2D Kinematic Modelling and Visualisation of Composite-Curve Headland Turns

The study addresses the challenge of accurately simulating and visualising the kinematics of agricultural machinery during field operations. The research is motivated by the current lack of comprehensive guidelines for selecting optimal movement and turning modes under varying forward speeds, working widths, and field geometries. A spreadsheet-based environment was utilised to perform simultaneous kinematic simulation and trajectory visualisation. Turning manoeuvres were modelled using smooth composite curves, consisting of straight segments, clothoids, and circular arcs, with trajectories represented in a Cartesian coordinate system through geometric transformations including translation, rotation, and mirror symmetry. Continuity between curve elements was ensured by dimensional chains linking abscissas, ordinates, and direction angles at their start and end points. The influence of key operational factors—forward speed, angular turning velocity, working direction, and field boundaries—was evaluated for a range of turn types, including semicircle, pear-shaped, figure-eight, side exit, U-turn, and P-turn manoeuvres.
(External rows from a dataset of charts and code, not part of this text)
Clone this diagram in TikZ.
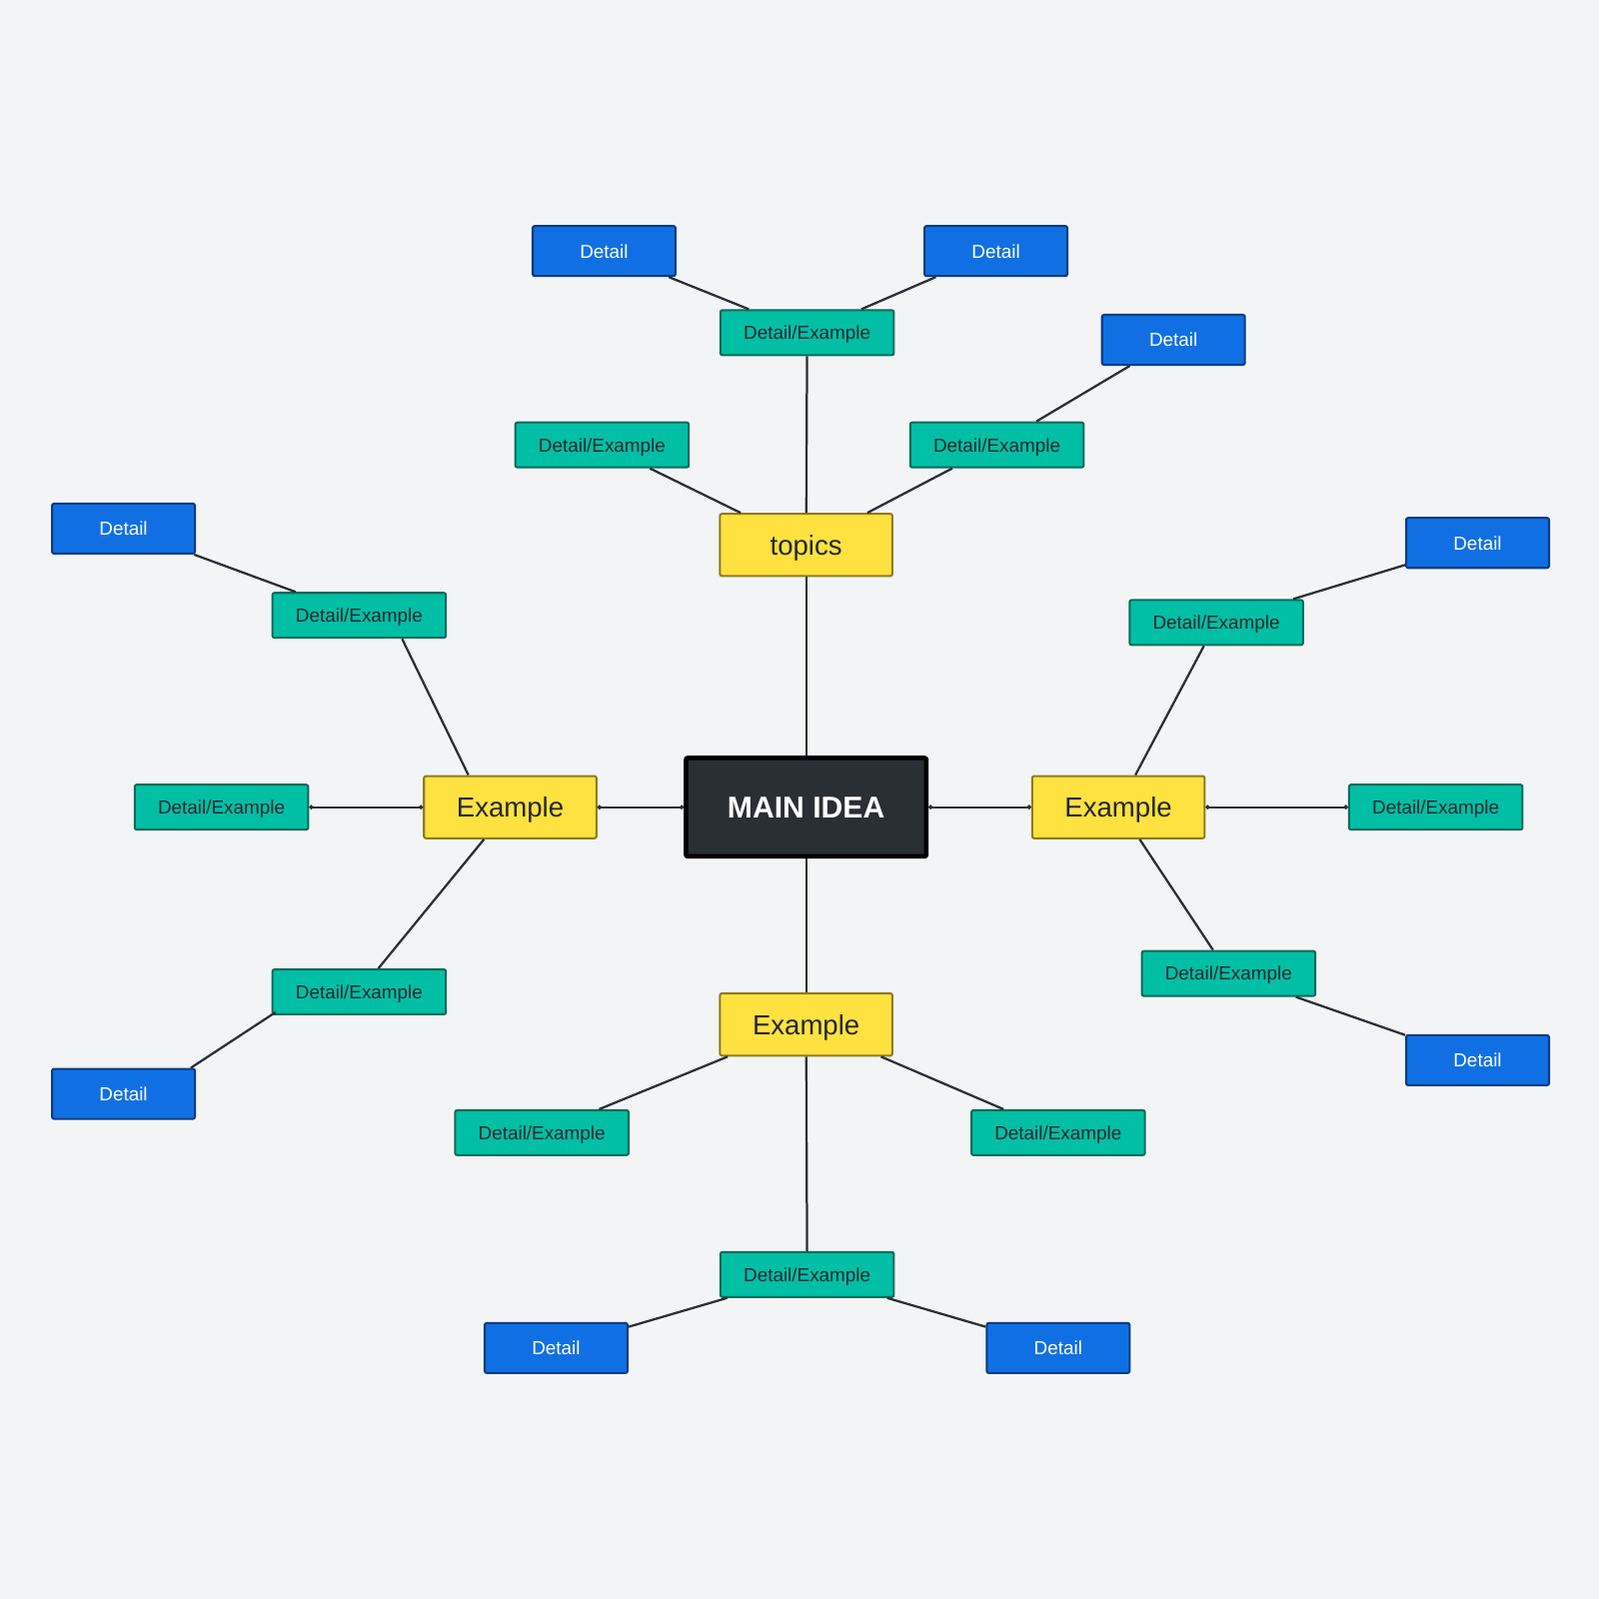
\documentclass[tikz,border=0pt]{standalone}
\usepackage{fontspec}
\setmainfont{Liberation Sans}
\usetikzlibrary{arrows.meta}
\definecolor{bgcol}{HTML}{F3F4F6}
\definecolor{maincol}{HTML}{2A2E35}
\definecolor{linkcol}{HTML}{2A2E35}
\definecolor{inkcol}{HTML}{23272E}
\definecolor{yelfill}{HTML}{FFE23F}
\definecolor{yeldraw}{HTML}{8E7B22}
\definecolor{tealfill}{HTML}{00BFA5}
\definecolor{tealdraw}{HTML}{0E6B5C}
\definecolor{bluefill}{HTML}{1070E3}
\definecolor{bluedraw}{HTML}{0D3B80}
\begin{document}
\begin{tikzpicture}[x=1pt,y=-1pt,
    box/.style={draw, line width=2pt, rounded corners=2pt, inner sep=0pt, text depth=0pt, text=inkcol},
    mainbox/.style={box, draw=black, line width=4.5pt, fill=maincol, text=white,
      minimum width=235.5pt, minimum height=96.5pt, font=\fontsize{29.5}{34}\selectfont\bfseries},
    topicbox/.style={box, draw=yeldraw, fill=yelfill, minimum width=169pt, minimum height=61pt,
      font=\fontsize{27}{32}\selectfont},
    subbox/.style={box, draw=tealdraw, fill=tealfill, minimum width=170pt, minimum height=44pt,
      font=\fontsize{18.5}{22}\selectfont},
    detailbox/.style={box, draw=bluedraw, fill=bluefill, text=white, minimum width=140pt,
      minimum height=49pt, font=\fontsize{18.5}{22}\selectfont},
    link/.style={draw=linkcol, line width=2.2pt},
    dotlink/.style={link, {Circle[length=4pt]}-{Circle[length=4pt]}}]
  \fill[bgcol] (0,0) rectangle (1567,1567);
  \useasboundingbox (0,0) rectangle (1567,1567);
  % centre and topics
  \node [mainbox] (main) at (790,791) {MAIN IDEA};
  \node [topicbox] (topics) at (790,534) {topics}; % top
  \node [topicbox] (exl) at (500,791) {Example}; % left
  \node [topicbox] (exr) at (1096,791) {Example}; % right
  \node [topicbox] (exb) at (790,1004) {Example}; % bottom
  % detail/example boxes
  \node [subbox] (dtc) at (791,326) {Detail/Example}; % top-middle
  \node [subbox] (dtl) at (590,436) {Detail/Example}; % top-left
  \node [subbox] (dtr) at (977,436) {Detail/Example}; % top-right
  \node [subbox] (dl1) at (352,603) {Detail/Example}; % left-top
  \node [subbox] (dl2) at (217,791) {Detail/Example}; % left-middle
  \node [subbox] (dl3) at (352,972) {Detail/Example}; % left-bottom
  \node [subbox] (dr1) at (1192,610) {Detail/Example}; % right-top
  \node [subbox] (dr2) at (1407,791) {Detail/Example}; % right-middle
  \node [subbox] (dr3) at (1204,954) {Detail/Example}; % right-bottom
  \node [subbox] (db1) at (531,1110) {Detail/Example}; % bottom-left
  \node [subbox] (db2) at (1037,1110) {Detail/Example}; % bottom-right
  \node [subbox] (db3) at (791,1249) {Detail/Example}; % bottom-middle
  % details
  \node [detailbox] (detTL) at (592,246) {Detail};
  \node [detailbox] (detTR) at (976,246) {Detail};
  \node [detailbox] (detTR2) at (1150,333) {Detail};
  \node [detailbox] (detLT) at (121,518) {Detail};
  \node [detailbox] (detLB) at (121,1072) {Detail};
  \node [detailbox] (detRT) at (1448,532) {Detail};
  \node [detailbox] (detRB) at (1448,1039) {Detail};
  \node [detailbox] (detBL) at (545,1321) {Detail};
  \node [detailbox] (detBR) at (1037,1321) {Detail};
  % connectors
  \foreach \a/\b in {main/topics, main/exb, topics/dtc, topics/dtl, topics/dtr,
      dtc/detTL, dtc/detTR, dtr/detTR2, exl/dl3, dl1/detLT, exr/dr1, exr/dr3,
      dr1/detRT, dr3/detRB, exb/db1, exb/db2, exb/db3, db3/detBL, db3/detBR}
    \draw [link] (\a) -- (\b);
  \foreach \a/\b in {exl/main, main/exr, dl2/exl, exr/dr2}
    \draw [dotlink] (\a) -- (\b);
  \draw [link] ([xshift=-41pt]exl.north) -- ([xshift=42pt]dl1.south);
  \draw [link] ([shift={(4pt,3pt)}]dl3.south west) -- ([xshift=-5pt]detLB.north east);
\end{tikzpicture}
\end{document}
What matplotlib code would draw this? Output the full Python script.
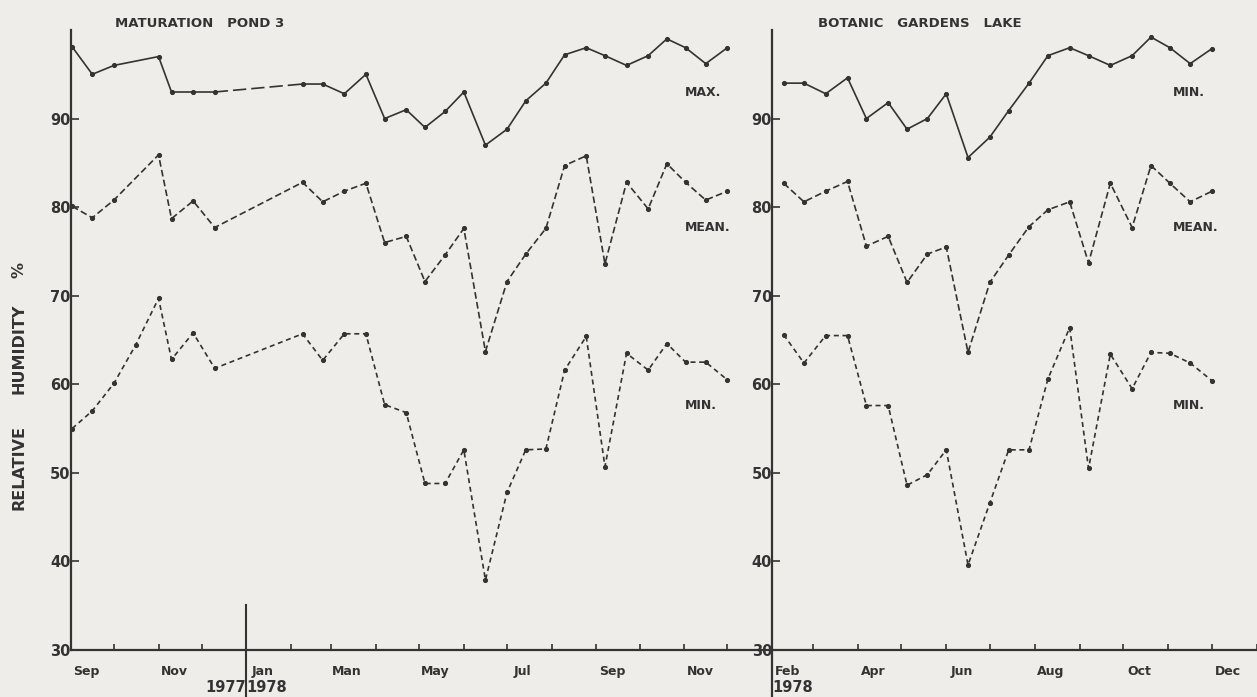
import numpy as np
import matplotlib
matplotlib.use('Agg')
import matplotlib.pyplot as plt
import matplotlib.dates as mdates
import matplotlib.transforms as mtransforms
from matplotlib.lines import Line2D

plt.rcParams['font.family'] = 'DejaVu Sans'
plt.rcParams['font.weight'] = 'bold'
plt.rcParams['xtick.direction'] = 'in'
plt.rcParams['ytick.direction'] = 'in'

ink = '#333333'
paper = '#eeede9'

# sampling dates
pond_dates_1977 = ['1977-09-02', '1977-09-16', '1977-10-01', '1977-11-01',
                   '1977-11-10', '1977-11-25', '1977-12-10']
pond_min_dates_1977 = ['1977-09-02', '1977-09-16', '1977-10-01', '1977-10-16',
                       '1977-11-01', '1977-11-10', '1977-11-25', '1977-12-10']
dates_1978 = ['1978-02-09', '1978-02-23', '1978-03-10', '1978-03-25', '1978-04-07',
              '1978-04-22', '1978-05-05', '1978-05-19', '1978-06-01', '1978-06-16',
              '1978-07-01', '1978-07-14', '1978-07-28', '1978-08-10', '1978-08-25',
              '1978-09-07', '1978-09-22', '1978-10-07', '1978-10-20', '1978-11-02',
              '1978-11-16', '1978-12-01']

# Maturation pond 3, relative humidity %
pond_max = [98.1, 95.0, 96.0, 97.0, 93.0, 93.0, 93.0,
            93.9, 93.9, 92.8, 95.0, 90.0, 91.0, 89.0, 90.8, 93.0, 87.0, 88.8,
            92.0, 94.0, 97.2, 98.0, 97.1, 96.0, 97.1, 99.0, 98.0, 96.2, 98.0]
pond_mean = [80.1, 78.8, 80.8, 85.9, 78.7, 80.7, 77.7,
             82.8, 80.6, 81.8, 82.7, 76.0, 76.7, 71.6, 74.6, 77.6, 63.7, 71.6,
             74.7, 77.6, 84.7, 85.8, 73.6, 82.8, 79.8, 84.9, 82.8, 80.8, 81.8]
pond_min = [55.0, 57.0, 60.1, 64.4, 69.7, 62.8, 65.8, 61.8,
            65.7, 62.7, 65.7, 65.7, 57.7, 56.8, 48.8, 48.8, 52.6, 37.9, 47.8,
            52.6, 52.7, 61.6, 65.4, 50.7, 63.5, 61.6, 64.6, 62.5, 62.5, 60.5]

# Botanic Gardens lake, relative humidity %
lake_max = [94.0, 94.0, 92.8, 94.6, 90.0, 91.8, 88.8, 90.0, 92.8, 85.6, 87.9,
            90.9, 94.0, 97.1, 98.0, 97.1, 96.0, 97.1, 99.2, 98.0, 96.2, 97.9]
lake_mean = [82.7, 80.6, 81.8, 82.9, 75.6, 76.7, 71.5, 74.7, 75.5, 63.6, 71.5,
             74.6, 77.8, 79.7, 80.6, 73.7, 82.7, 77.7, 84.7, 82.7, 80.6, 81.8]
lake_min = [65.6, 62.4, 65.5, 65.5, 57.6, 57.6, 48.6, 49.8, 52.6, 39.6, 46.6,
            52.6, 52.6, 60.6, 66.4, 50.5, 63.4, 59.5, 63.6, 63.5, 62.4, 60.4]

pond_month_labels = ['Sep', 'Nov', 'Jan', 'Man', 'May', 'Jul', 'Sep', 'Nov']
pond_label_months = ['1977-09-12', '1977-11-12', '1978-01-12', '1978-03-12',
                     '1978-05-12', '1978-07-12', '1978-09-12', '1978-11-12']
lake_month_labels = ['Feb', 'Apr', 'Jun', 'Aug', 'Oct', 'Dec']
lake_label_months = ['1978-02-12', '1978-04-12', '1978-06-12', '1978-08-12',
                     '1978-10-12', '1978-12-12']
yticks = [30, 40, 50, 60, 70, 80, 90]


def to_dates(lst):
    return np.array(lst, dtype='datetime64[D]')


pond_dates = to_dates(pond_dates_1977 + dates_1978)
pond_min_dates = to_dates(pond_min_dates_1977 + dates_1978)
lake_dates = to_dates(dates_1978)

W, H = 1257, 697
fig = plt.figure(figsize=(W / 100, H / 100), dpi=100)
fig.patch.set_facecolor(paper)

axL = fig.add_axes([70.7 / W, 47 / H, 701.3 / W, 620 / H])
axR = fig.add_axes([772 / W, 47 / H, 485 / W, 620 / H])

mean_style = dict(color=ink, lw=1.2, dashes=(4, 2), marker='o', ms=2.7)
min_style = dict(color=ink, lw=1.2, dashes=(3, 2.2), marker='o', ms=2.7)
max_style = dict(color=ink, lw=1.2, marker='o', ms=2.7)

# pond: winter gap in the max curve drawn with long dashes
n77 = len(pond_dates_1977)
axL.plot(pond_dates[:n77], pond_max[:n77], **max_style)
axL.plot(pond_dates[n77 - 1:n77 + 1], pond_max[n77 - 1:n77 + 1], color=ink, lw=1.2, dashes=(8, 3))
axL.plot(pond_dates[n77:], pond_max[n77:], **max_style)
axL.plot(pond_dates, pond_mean, **mean_style)
axL.plot(pond_min_dates, pond_min, **min_style)

axR.plot(lake_dates, lake_max, **max_style)
axR.plot(lake_dates, lake_mean, **mean_style)
axR.plot(lake_dates, lake_min, **min_style)

axL.set_xlim(np.datetime64('1977-09-01'), np.datetime64('1979-01-01'))
axR.set_xlim(np.datetime64('1978-02-01'), np.datetime64('1979-01-01'))

for ax, labels, pos in ((axL, pond_month_labels, pond_label_months),
                        (axR, lake_month_labels, lake_label_months)):
    ax.set_facecolor(paper)
    ax.set_ylim(30, 100)
    for s in ('top', 'right'):
        ax.spines[s].set_visible(False)
    for s in ('left', 'bottom'):
        ax.spines[s].set_color(ink)
        ax.spines[s].set_linewidth(1.6)
    ax.set_yticks(yticks)
    ax.set_yticklabels([str(v) for v in yticks], fontsize=10.5, color=ink)
    ax.tick_params(axis='y', length=6, width=1.2, color=ink, pad=0)
    ax.set_xticks(to_dates(pos))
    ax.set_xticklabels(labels, fontsize=9, color=ink)
    ax.xaxis.set_minor_locator(mdates.MonthLocator())
    ax.tick_params(axis='x', which='major', length=0, pad=11)
    ax.tick_params(axis='x', which='minor', length=4, width=1.2, color=ink)
    ax.patch.set_alpha(0)

# axis titles
axL.text(0.063, 1.01, 'MATURATION   POND 3', transform=axL.transAxes,
         fontsize=9.5, color=ink, va='center', ha='left')
axR.text(0.095, 1.01, 'BOTANIC   GARDENS   LAKE', transform=axR.transAxes,
         fontsize=9.5, color=ink, va='center', ha='left')

# series names
for ax, x0, names in ((axL, 0.876, ['MAX.', 'MEAN.', 'MIN.']),
                      (axR, 0.826, ['MIN.', 'MEAN.', 'MIN.'])):
    for name, fy in zip(names, [0.90, 0.681, 0.395]):
        ax.text(x0, fy, name, transform=ax.transAxes, fontsize=9,
                color=ink, va='center', ha='left')

# year split and year labels
tL = mtransforms.blended_transform_factory(axL.transData, axL.transAxes)
tR = mtransforms.blended_transform_factory(axR.transData, axR.transAxes)
jan78 = mdates.date2num(np.datetime64('1978-01-01'))
axL.add_line(Line2D([jan78, jan78], [0.0726, -0.076], transform=tL,
                    color=ink, lw=1.5, clip_on=False))
axL.text(jan78, -0.061, '1977', transform=tL, ha='right', va='center',
         fontsize=10.5, color=ink)
axL.text(jan78, -0.061, '1978', transform=tL, ha='left', va='center',
         fontsize=10.5, color=ink)
feb78 = mdates.date2num(np.datetime64('1978-02-01'))
axR.add_line(Line2D([feb78, feb78], [0, -0.076], transform=tR,
                    color=ink, lw=1.6, clip_on=False))
axR.text(feb78, -0.061, '1978', transform=tR, ha='left', va='center',
         fontsize=10.5, color=ink)

# y-axis label
for word, yc in (('%', 270), ('HUMIDITY', 349), ('RELATIVE', 467)):
    fig.text(19 / W, 1 - yc / H, word, rotation=90, fontsize=11.5,
             color=ink, ha='center', va='center')

fig.savefig('out.png', dpi=100, facecolor=paper)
Field experiments conducted on selected patterns confirmed that the proposed approach can reproduce actual trajectories with sufficient practical accuracy. These results demonstrate that spreadsheet-based kinematic modelling is a robust and accessible tool for optimising tractor–implement movement, enhancing operational planning, and providing a reliable framework for further research into machinery performance under complex field conditions.